I don't know if it's Figs or Fig's. I just know that the word Prime is also part of the name of this splashy, contemporary new restaurant in Altamonte Springs.
The restaurant's logo has a leaf -- let's assume it's a fig leaf -- where an apostrophe would be if the name is meant to be Fig's. This would be a rare case of a fig leaf revealing something rather than obscuring. But in postings on its Facebook page the restaurant refers to itself as Figs Prime, indicating more than one fig is involved. So I'm confused.
You probably think this is all just a niggle, but it's part of my job to pay attention to details. And if the people behind, um, FP paid more attention to that and other details, this could become a major player among restaurants in north Orlando.
The space itself is beautiful. Set inside a brass and glass multistory office building, the restaurant has modernistic touches with high ceilings, where starburst light fixtures softly illuminate, and dark-toned wood floors that complement the bare wood table tops. Along one of the windows is a banquet of couches that look comfy but are ultimately too low for the dining tables. (Another detail to attend.)
Despite the name -- and here I'm referring to the Prime part -- the menu, under the direction of executive chef Victor Gonzalez, isn't too heavily steakhousey. In fact, it's a little bit all over the map, with stops in Spain, Italy, France and, with one dish called Rebosado, the Philippines. There isn't anything inherently wrong with that, though it's difficult to pull off. And it makes it difficult for your guests to pinpoint what it is you specialize in. Besides the fruit of the ficus carica, of course.
Figs were liberally set about the plate in the Goat Cheese Croquette appetziers, which also featured a stack of fresh arugula that offered a spicy counterpoint to the creamy cheese within the golden crisped crust.
The Pan Seared Diver Scallop starter was presented more like an entree, with a platform of ploofy grits, grilled zucchini and a mango-dominated salsa over the nicely seared and tender-firm scallops.
My companion chose the Veal Scaloppine, the egg-washed and sauteed meat topped with prosciutto and sweet red peppers plus some melted fontina cheese. The meat was tender and the buttery wine sauce was a pleasant accompaniment.
I went the Prime route and had the Prime Sirloin, a nicely grilled steak that had the appearance of being cooked properly to the requested medium rare and had beautifully placed grill marks. But the texture was a bit odd, more soft than it was tender. I sprang for the three-dollar-extra sauce of Red Wine Gogonzola Demi Glace and found it too acidic.

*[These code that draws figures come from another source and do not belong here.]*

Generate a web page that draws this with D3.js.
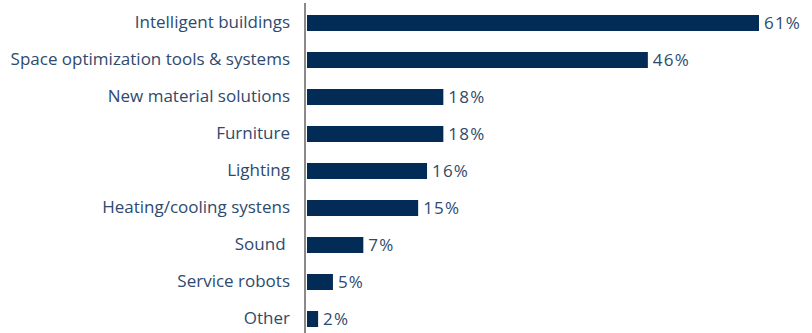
<!DOCTYPE html>
<html>
<head>
<meta charset="utf-8">
<script src="https://cdn.jsdelivr.net/npm/d3@7"></script>
<style>
  html, body { margin: 0; padding: 0; background: #fff; }
  svg { display: block; }
  text { font-family: "Open Sans", sans-serif; white-space: pre; }
</style>
</head>
<body>
<div id="chart"></div>
<script>
const categories = [
  "Intelligent buildings",
  "Space optimization tools & systems",
  "New material solutions",
  "Furniture",
  "Lighting",
  "Heating/cooling systens",
  "Sound ",
  "Service robots",
  "Other"
];
// bar lengths (percent)
const values = [61, 46, 18.4, 18.4, 16.2, 15, 7.6, 3.5, 1.5];
// printed data labels
const valueLabels = ["61%", "46%", "18%", "18%", "16%", "15%", "7%", "5%", "2%"];

const W = 812, H = 333;
const axisX = 305;

const svg = d3.select("#chart").append("svg")
  .attr("width", W).attr("height", H);

const x = d3.scaleLinear().domain([0, 61]).range([axisX + 2, 759]);
const step = 37;
const y = d3.scaleBand()
  .domain(categories)
  .range([23 - step / 2, 23 - step / 2 + step * categories.length])
  .paddingInner(21 / 37)
  .paddingOuter(21 / 74);

// bars
svg.append("g").selectAll("rect")
  .data(categories)
  .join("rect")
  .attr("x", x(0))
  .attr("y", d => y(d))
  .attr("width", (d, i) => x(values[i]) - x(0))
  .attr("height", y.bandwidth())
  .attr("fill", "#022c56");

// category axis
const yAxis = d3.axisLeft(y).tickSize(0).tickPadding(15);
const gy = svg.append("g")
  .attr("transform", `translate(${axisX},0)`)
  .call(yAxis);
gy.select(".domain").remove();
gy.selectAll("text")
  .attr("fill", "#2e4a6e")
  .attr("xml:space", "preserve")
  .style("white-space", "pre")
  .style("font-size", "17px")
  .style("font-family", "'Open Sans', sans-serif");

svg.append("line")
  .attr("x1", axisX).attr("x2", axisX)
  .attr("y1", 3).attr("y2", H)
  .attr("stroke", "#8a8a8a")
  .attr("stroke-width", 2);

// value labels
svg.append("g").selectAll("text")
  .data(categories)
  .join("text")
  .attr("x", (d, i) => x(values[i]) + 5)
  .attr("y", d => y(d) + y.bandwidth() / 2)
  .attr("dy", "0.36em")
  .attr("fill", "#2e4a6e")
  .style("font-size", "17px")
  .style("letter-spacing", "1.2px")
  .text((d, i) => valueLabels[i]);
</script>
</body>
</html>
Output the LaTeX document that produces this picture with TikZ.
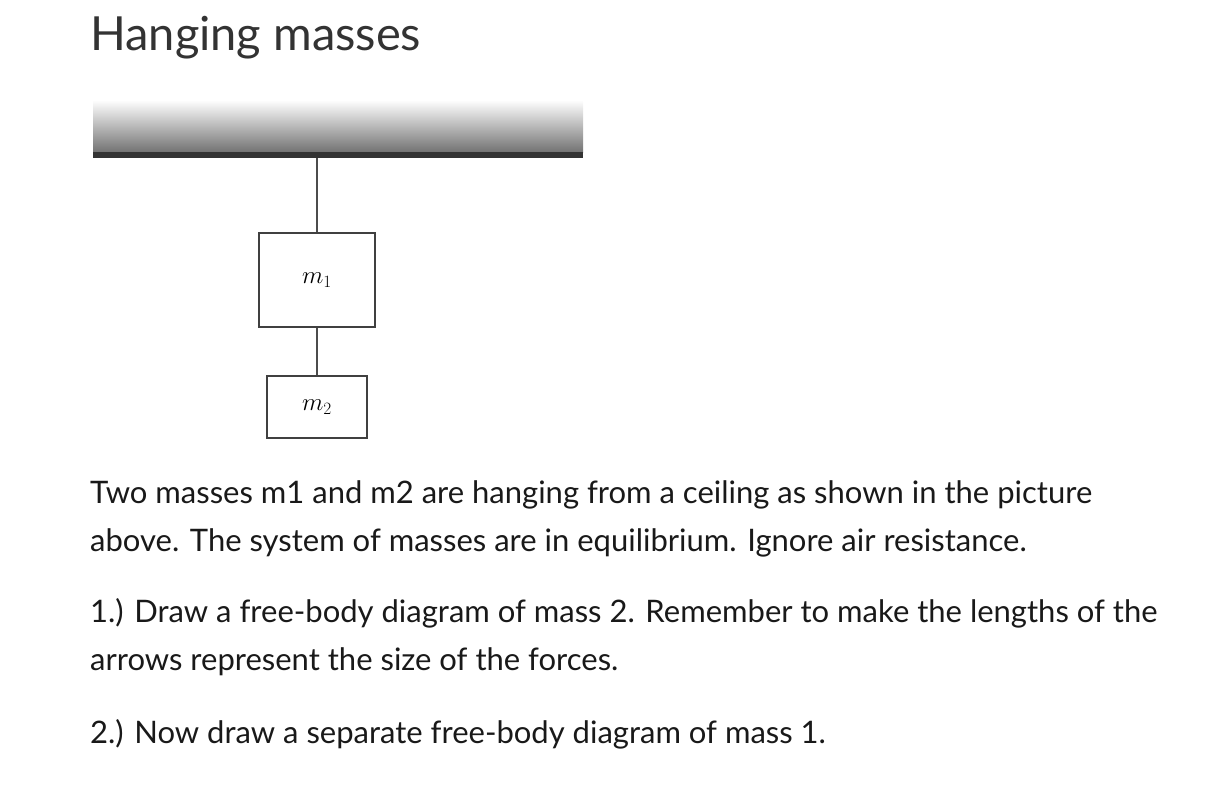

And here's another detail that I often notice when I dine: Both entrees had identical side dishes of mashed potatoes and broccoli-dominated vegetable medley. The one-side-fits-all is the easy way out for a kitchen that doesn't want to put more thought into the appropriateness of each entree's presentation.
The staff, like the restaurant, is new and still finding its way. But major kudos to the young woman at the host stand who anticipated the arrival of new guests and was there to open the door and welcome them -- and open it again when they left. Such a nice thing.
Things like that can elevate the experience. Fig's -- or Figs -- has the opportunity to become the premier dining venue for the Altamonte Springs/Longwood area -- can you think of anyone else offering this kind of upscale-casual night out? They just need to pay attention to the details.
Fig's Prime is at 1188 Commerce Park Drive, Altamonte Springs. The hours aren't listed on the website (details, details!) so I'll tell you that it is open for lunch Monday through Friday and for dinner daily. The phone number is 407-960-1300.